3. The N train in comparison to the 7 train, which only has four Manhattan stations almost all along a single street, has 12-14 stations in Manhattan hitting almost every major destination (Upper East side, Herald square, Union Square, NYU, NOHO, SOHO, Canal Street, City Hall, World Trade Center and the Financial district).
While I am not disagreeing that the N train shouldn't be extended, according to the subway map directly off the MTA website, the N train only makes six stops in Manhattan, and does not go all the way to the financial district and the world trade center as the N train branches off the rest of the line at Canal St and goes over the Manhattan bridge back into Brooklyn. That being said, if the N and the W were both extended at the same time, the W train provides access to everything you have stated.

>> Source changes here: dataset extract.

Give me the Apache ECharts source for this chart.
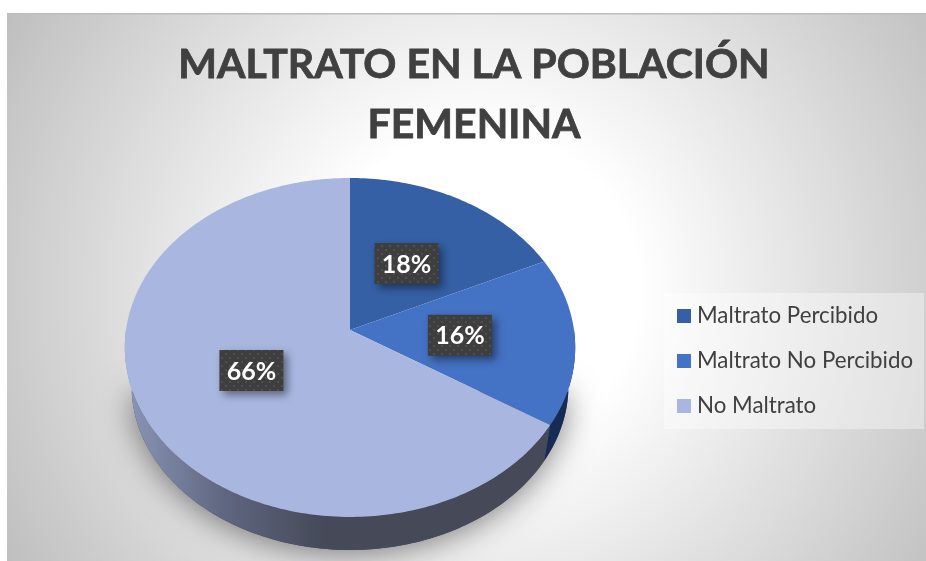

As far as the 7 goes, it would make much more sense if the Flushing Elevated had four tracks, so you can run express trains in both directions at the same time making this connection much more viable. (Maybe as an 8 train or something). Interestingly enough, the 7 does provide the cross platform transfer to the N and W at Queensboro Plaza.

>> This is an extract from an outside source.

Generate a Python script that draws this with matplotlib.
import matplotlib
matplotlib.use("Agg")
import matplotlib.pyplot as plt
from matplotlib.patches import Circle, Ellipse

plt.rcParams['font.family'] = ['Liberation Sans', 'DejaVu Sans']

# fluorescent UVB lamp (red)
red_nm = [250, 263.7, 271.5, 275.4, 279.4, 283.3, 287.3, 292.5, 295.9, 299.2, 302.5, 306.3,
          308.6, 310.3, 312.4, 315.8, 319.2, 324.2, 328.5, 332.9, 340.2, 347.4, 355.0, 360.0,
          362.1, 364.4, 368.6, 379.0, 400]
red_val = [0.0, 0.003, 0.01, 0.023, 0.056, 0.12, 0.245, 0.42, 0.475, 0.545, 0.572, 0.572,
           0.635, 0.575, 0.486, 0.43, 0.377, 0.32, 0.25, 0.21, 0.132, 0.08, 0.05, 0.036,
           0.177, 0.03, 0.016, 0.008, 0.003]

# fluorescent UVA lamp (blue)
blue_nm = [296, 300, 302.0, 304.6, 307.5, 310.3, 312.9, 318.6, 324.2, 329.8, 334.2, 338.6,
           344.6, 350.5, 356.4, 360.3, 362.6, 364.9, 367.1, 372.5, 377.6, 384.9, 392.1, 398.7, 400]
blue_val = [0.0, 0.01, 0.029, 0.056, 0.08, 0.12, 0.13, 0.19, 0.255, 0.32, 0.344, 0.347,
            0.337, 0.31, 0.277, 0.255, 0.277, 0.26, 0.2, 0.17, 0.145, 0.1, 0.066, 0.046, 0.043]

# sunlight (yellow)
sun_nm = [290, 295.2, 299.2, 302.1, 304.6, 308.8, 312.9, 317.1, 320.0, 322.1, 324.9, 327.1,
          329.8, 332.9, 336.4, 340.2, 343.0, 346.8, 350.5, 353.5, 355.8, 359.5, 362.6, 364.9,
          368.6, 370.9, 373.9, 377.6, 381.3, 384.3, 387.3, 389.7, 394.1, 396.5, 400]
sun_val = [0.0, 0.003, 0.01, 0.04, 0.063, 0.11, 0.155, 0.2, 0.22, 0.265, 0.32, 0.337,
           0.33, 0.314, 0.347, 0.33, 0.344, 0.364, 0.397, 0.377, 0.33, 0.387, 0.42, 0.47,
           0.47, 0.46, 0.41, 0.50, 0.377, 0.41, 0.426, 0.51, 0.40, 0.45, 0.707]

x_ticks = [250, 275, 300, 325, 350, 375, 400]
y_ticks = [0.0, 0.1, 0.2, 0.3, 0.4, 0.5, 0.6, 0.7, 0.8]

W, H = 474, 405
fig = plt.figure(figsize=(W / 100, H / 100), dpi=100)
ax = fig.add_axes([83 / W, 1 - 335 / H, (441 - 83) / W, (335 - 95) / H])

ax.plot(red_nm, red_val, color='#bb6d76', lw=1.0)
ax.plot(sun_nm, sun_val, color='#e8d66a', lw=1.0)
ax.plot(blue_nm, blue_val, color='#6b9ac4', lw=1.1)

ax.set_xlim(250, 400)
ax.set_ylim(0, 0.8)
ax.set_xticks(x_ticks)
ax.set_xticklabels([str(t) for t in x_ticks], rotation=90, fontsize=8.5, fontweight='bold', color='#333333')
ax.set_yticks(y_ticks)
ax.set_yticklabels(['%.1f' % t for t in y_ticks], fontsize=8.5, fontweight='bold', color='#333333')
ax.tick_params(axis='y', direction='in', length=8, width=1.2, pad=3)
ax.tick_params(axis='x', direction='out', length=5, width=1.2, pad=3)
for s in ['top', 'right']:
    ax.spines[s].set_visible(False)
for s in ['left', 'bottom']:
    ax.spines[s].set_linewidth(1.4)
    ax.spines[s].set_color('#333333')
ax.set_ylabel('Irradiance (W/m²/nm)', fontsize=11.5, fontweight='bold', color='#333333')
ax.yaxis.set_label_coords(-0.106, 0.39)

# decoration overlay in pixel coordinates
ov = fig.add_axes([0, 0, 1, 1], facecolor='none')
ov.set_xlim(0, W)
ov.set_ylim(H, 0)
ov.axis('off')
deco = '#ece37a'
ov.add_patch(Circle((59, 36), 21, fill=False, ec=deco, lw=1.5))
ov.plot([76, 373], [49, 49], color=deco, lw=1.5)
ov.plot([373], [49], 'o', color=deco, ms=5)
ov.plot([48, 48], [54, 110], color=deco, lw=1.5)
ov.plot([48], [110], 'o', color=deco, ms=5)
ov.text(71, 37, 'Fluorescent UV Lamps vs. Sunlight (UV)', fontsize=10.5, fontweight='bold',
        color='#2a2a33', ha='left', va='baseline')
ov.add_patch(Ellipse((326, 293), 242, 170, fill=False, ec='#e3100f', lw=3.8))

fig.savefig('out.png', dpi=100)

Also, the LIRR connection would be only to the Port Washington Branch as it is the only line serving the Willets Point station. If you wanted to improve this, maybe find a way to link the JFK airtrain system to the LGA one via Flushing Meadows, and you can kill two birds with one stone. Direct access to all LIRR branches, and also a one seat connection between LGA and JFK. (And yes, I have seen many airlines that unfortunately sell overseas itineraries that have the domestic leg fly into LGA and the international one out of JFK).